CfE: Gibbs Free Energy (Balancing Energy and Entropy)

Gibbs Free Energy (Balancing Energy and Entropy)

We spoke at the beginning of the course about the fact that equilibrium requires:

VLE cartoon

$T_v = T_L \rightarrow$ thermal equilibrium

$P_v = P_L \rightarrow$ mechanical equilibrium

What else?!

Our discussion of entropy suggests that our other condition(s) for equilibrium should be related to minimizing entropy; however, that is difficult to quantify because we need to examine the entire universe in order to do so.
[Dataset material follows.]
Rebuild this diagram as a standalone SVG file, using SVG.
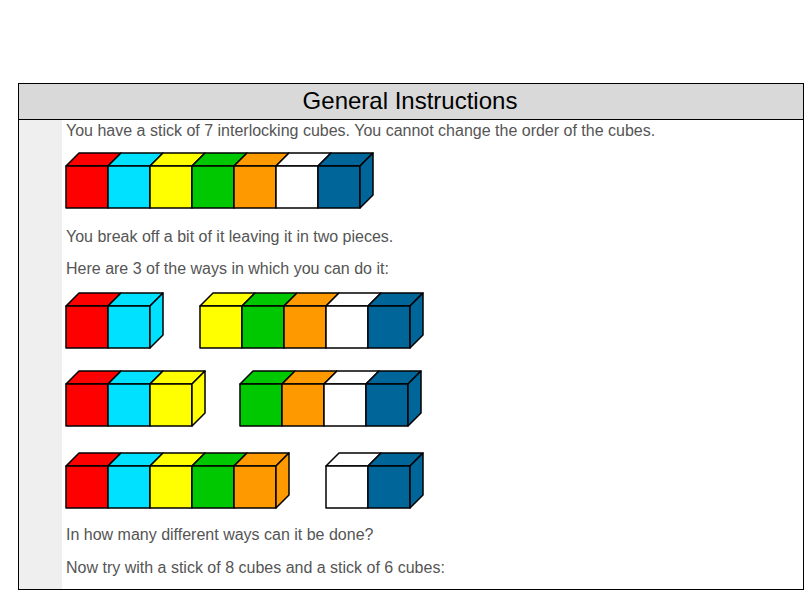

$\Delta S_{universe} \rightarrow maximized$

Instead, let's start with the first law for the closed system above (where a pure-species vapor and liquid are in equilibrium):

$dU = \delta Q + \delta W$

$dU = \delta Q - PdV$

Since we must have mechanical equilibrium, we know that $P=P_v=P_L$ so that $dP = 0$. Because of this we can subtract $VdP$ from this equation without changing anything, so

$dU = \delta Q - PdV - VdP = \delta Q - d(PV)$

Rearranging and using the definition of enthalpy:

$dU + d(PV) = dH = \delta Q$

Now invoking the second law, we know that a real process satisfies:

$dS \ge \frac{\delta Q}{T}$

Rearranging and using our result from above:

$T dS \ge \delta Q = dH$ so that $T dS \ge dH$


$dH - T dS \le 0$

Recalling the definition of the Gibbs free energy ($G$), we write

$G \equiv H - TS$

so that

$dG = dH - d(TS) = dH - TdS - SdT$

Once again, equilibrium requires that $T=T_v=T_L$ so that $dT=0$, and

$dG = dH - TdS$

Combining with earlier result, we find that a useful condition for equilibrium is that

$dG \le 0 $


While one might be tempted to presume that equilibrium between vapor and liquid would not be possible, due to the fact that the entropy of a vapor is higher than that of a liquid (so why wouldn't it all become vapor?!), this is not true. The fact that it requires energy from outside the system to change the liquid into a vapor means that the increase in entropy of our system would be offset by a decrease in entropy of the surroundings.


The Gibbs free energy simplifies equilibrium considerations because it allows us to only consider the system rather than the universe. It does this by explicitly accounting for entropy changes in the system and energy interactions with the surroundings.


Explain how energetic and entropic effects balance at equilibrium.